Le service de statistiques remarque un "paradoxe du genre" car si les passages à l’acte dans la population globale sont nettement plus fréquents chez les femmes, ce sont les hommes qui décèdent le plus de suicide. Et les jeunes femmes restent la catégorie de genre et d’âge à la plus faible suicidalité.
En 2023, les hospitalisations pour gestes auto-infligés, qui sont stables au global, ont en revanche nettement reculé chez les femmes de 30 à 69 ans et chez les hommes de 30 à 59 ans.
Les jeunes femmes ne sont pas les seules à faire l'objet d'une attention particulière de la part du ministère de la Santé: contrairement à ce que l'on pourrait penser, les personnes âgées, et surtout les hommes, ont plus de risques de mourir d'un suicide. "Si le suicide - plus souvent associé aux jeunes - ne constitue par l’une des principales causes de mortalité de nos aînés (...), ce sont bien eux qui en meurent le plus, chez les femmes comme chez les hommes", est-il précisé dans le rapport.
Chez les jeunes, le suicide constitue la deuxième cause de mortalité mais c’est aussi la tranche d’âge dont le taux est le moins élevé. Le taux de suicide chez les jeunes est de 2,7 pour 100.000 chez les moins de 25 ans, contre 13,3 pour l’ensemble de la population. Ce taux a toutefois augmenté de près de 40 % entre 2020 et 2022.
"Le taux de suicide des personnes de 85-94 ans est de 35,2 pour 100.000, près du triple du taux mesuré pour l’ensemble de la population", écrit la Drees dans son communiqué.

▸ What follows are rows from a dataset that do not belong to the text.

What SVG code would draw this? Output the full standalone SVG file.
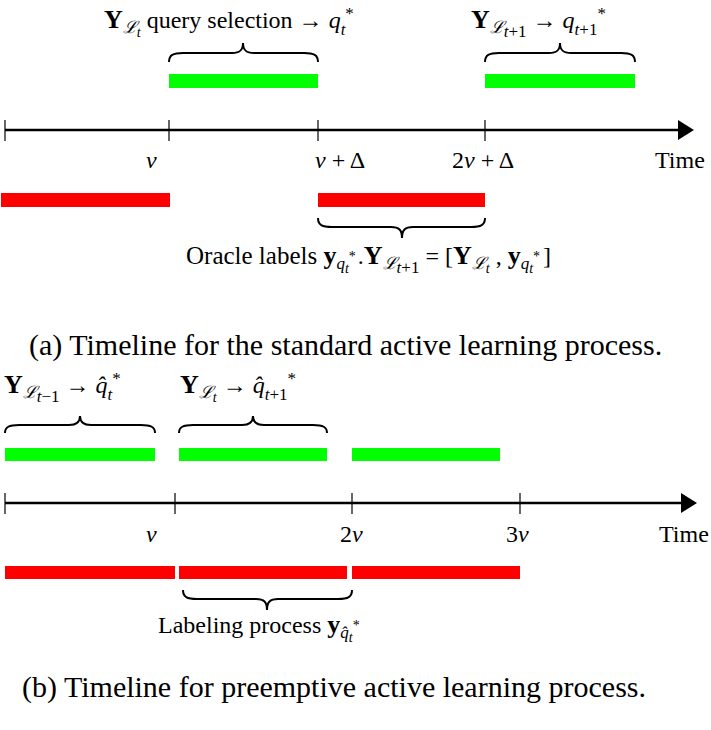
<svg xmlns="http://www.w3.org/2000/svg" width="711" height="730" viewBox="0 0 711 730">
<style>
text{font-family:"Liberation Serif","DejaVu Serif",serif;font-size:24px;fill:#000}
.b{font-weight:bold;font-size:26px}
.i{font-style:italic}
.s{font-size:17px}
.xs{font-size:14px}
.ax{stroke:#000;stroke-width:2.5;fill:none}
.tk{stroke:#000;stroke-width:1.2}
.br{stroke:#000;stroke-width:2;fill:none}
.g{fill:#00ff00}
.r{fill:#ff0000}
.cap{font-size:30px}
</style>
<rect width="711" height="730" fill="#fff"/>
<g id="connectors">
<line class="ax" x1="5" y1="130" x2="680" y2="130"/><path d="M678,120 L694,130 L678,140z"/>
<line class="tk" x1="5" y1="120" x2="5" y2="141"/><line class="tk" x1="169" y1="120" x2="169" y2="141"/><line class="tk" x1="318" y1="120" x2="318" y2="141"/><line class="tk" x1="485" y1="120" x2="485" y2="141"/>
<path class="br" d="M169,62 C169,55 173,53 183,53 L232,53 C240,53 243,50 243,43 C243,50 246,53 254,53 L304,53 C314,53 318,55 318,62"/>
<path class="br" d="M485,62 C485,55 489,53 499,53 L549,53 C557,53 560,50 560,43 C560,50 563,53 571,53 L621,53 C631,53 635,55 635,62"/>
<path class="br" d="M318,218 C318,225 322,227 332,227 L391,227 C399,227 402,230 402,238 C402,230 405,227 413,227 L471,227 C481,227 485,225 485,218"/>
<line class="ax" x1="5" y1="503" x2="682" y2="503"/><path d="M681,493 L697,503 L681,513z"/>
<line class="tk" x1="5" y1="493" x2="5" y2="514"/><line class="tk" x1="175" y1="493" x2="175" y2="514"/><line class="tk" x1="352" y1="493" x2="352" y2="514"/><line class="tk" x1="520" y1="493" x2="520" y2="514"/>
<path class="br" d="M5,433 C5,427 9,425 19,425 L69,425 C77,425 80,422 80,416 C80,422 83,425 91,425 L141,425 C151,425 155,427 155,433"/>
<path class="br" d="M179,433 C179,427 183,425 193,425 L242,425 C250,425 253,422 253,416 C253,422 256,425 264,425 L313,425 C323,425 327,427 327,433"/>
<path class="br" d="M183,590 C183,597 187,599 197,599 L256,599 C264,599 267,602 267,610 C267,602 270,599 278,599 L338,599 C348,599 352,597 352,590"/>
</g>
<g id="bars-a">
<rect class="g" x="169" y="74" width="149" height="14"/><rect class="g" x="485" y="74" width="150" height="14"/>
<rect class="r" x="1" y="193" width="169" height="14"/><rect class="r" x="318" y="193" width="167" height="14"/>
</g>
<g id="bars-b">
<rect class="g" x="5" y="448" width="150" height="13"/><rect class="g" x="179" y="448" width="148" height="13"/><rect class="g" x="352" y="448" width="148" height="13"/>
<rect class="r" x="5" y="566" width="170" height="13"/><rect class="r" x="179" y="566" width="168" height="13"/><rect class="r" x="352" y="566" width="168" height="13"/>
</g>
<g id="labels-a">
<text x="104" y="28"><tspan class="b">Y</tspan><tspan class="i s" dy="5">ℒ</tspan><tspan class="i xs" dy="4">t</tspan><tspan dy="-9" dx="6">query selection → </tspan><tspan class="i">q</tspan><tspan class="i s" dy="7">t</tspan><tspan class="s" dy="-16">*</tspan></text>
<text x="471" y="28"><tspan class="b">Y</tspan><tspan class="i s" dy="5">ℒ</tspan><tspan class="i s" dy="4">t</tspan><tspan class="s">+1</tspan><tspan dy="-9" dx="6">→ </tspan><tspan class="i">q</tspan><tspan class="i s" dy="7">t</tspan><tspan class="s">+1</tspan><tspan class="s" dy="-16">*</tspan></text>
<text class="i" x="146" y="168">ν</text>
<text x="315" y="168"><tspan class="i">ν</tspan> + Δ</text>
<text x="452" y="168">2<tspan class="i">ν</tspan> + Δ</text>
<text x="655" y="168" font-size="25">Time</text>
<text x="186" y="264"><tspan font-size="25">Oracle labels </tspan><tspan class="b">y</tspan><tspan class="i s" dy="5">q</tspan><tspan class="i xs" dy="4">t</tspan><tspan class="xs" dy="-12">*</tspan><tspan dy="3" dx="2">.</tspan><tspan class="b">Y</tspan><tspan class="i s" dy="5">ℒ</tspan><tspan class="i s" dy="4">t</tspan><tspan class="s">+1</tspan><tspan dy="-9">  =  [</tspan><tspan class="b">Y</tspan><tspan class="i s" dy="5">ℒ</tspan><tspan class="i xs" dy="4">t</tspan><tspan dy="-9"> , </tspan><tspan class="b">y</tspan><tspan class="i s" dy="5">q</tspan><tspan class="i xs" dy="4">t</tspan><tspan class="xs" dy="-12">*</tspan><tspan dy="3" dx="3">]</tspan></text>
<text class="cap" x="29" y="355">(a) Timeline for the standard active learning process.</text>
</g>
<g id="labels-b">
<text x="4" y="393"><tspan class="b">Y</tspan><tspan class="i s" dy="5">ℒ</tspan><tspan class="i s" dy="4">t</tspan><tspan class="s">−1</tspan><tspan dy="-9" dx="6">→ </tspan><tspan class="i">q̂</tspan><tspan class="i s" dy="7">t</tspan><tspan class="s" dy="-16">*</tspan></text>
<text x="180" y="393"><tspan class="b">Y</tspan><tspan class="i s" dy="5">ℒ</tspan><tspan class="i xs" dy="4">t</tspan><tspan dy="-9" dx="6">→ </tspan><tspan class="i">q̂</tspan><tspan class="i s" dy="7">t</tspan><tspan class="s">+1</tspan><tspan class="s" dy="-16">*</tspan></text>
<text class="i" x="146" y="542">ν</text>
<text x="340" y="542">2<tspan class="i">ν</tspan></text>
<text x="506" y="542">3<tspan class="i">ν</tspan></text>
<text x="659" y="542" font-size="25">Time</text>
<text x="158" y="633"><tspan font-size="24">Labeling process </tspan><tspan class="b">y</tspan><tspan class="i s" dy="5">q̂</tspan><tspan class="i xs" dy="4">t</tspan><tspan class="xs" dy="-12">*</tspan></text>
<text class="cap" x="22" y="697">(b) Timeline for preemptive active learning process.</text>
</g>
</svg>
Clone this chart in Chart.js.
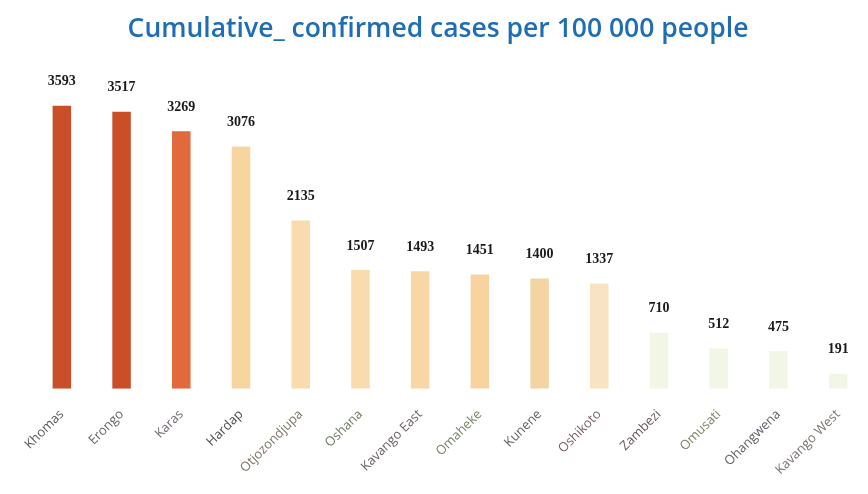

Et les hommes âgés "sont de très loin" la population la plus à risque. Ils ont huit fois plus de risque de mourir d'un suicide que les femmes, et 25 fois plus que les hommes de moins de 25 ans.
De plus, "leur taux de suicide augmente nettement entre 2021 et 2022, passant de 77 à 86 suicides pour 100.000 habitants".

Chez les hommes âgés, les comportements suicidaires surviennent généralement lorsqu'ils subissent une "perte de pouvoir décisionnel à la fois sur leur épouse et sur leur quotidien", comme lors d'une entrée en Ehpad.
Chez les femmes, cela s'expliquerait en revanche davantage par "un mal-être accumulé sur un temps long" avec notamment pour cause "l’épuisement provoqué par les attentes de leurs proches et une charge de travail domestique et familial insupportable, à un moment de la vie où les soutiens économiques et sociaux se fragilisent". Ou encore en raison de leur volonté "d'accompagner leur conjoint dans la mort".
Ces chiffres interrogent "sur le mal-être de nos aînés, dans un contexte de vieillissement de la population" relève la Drees.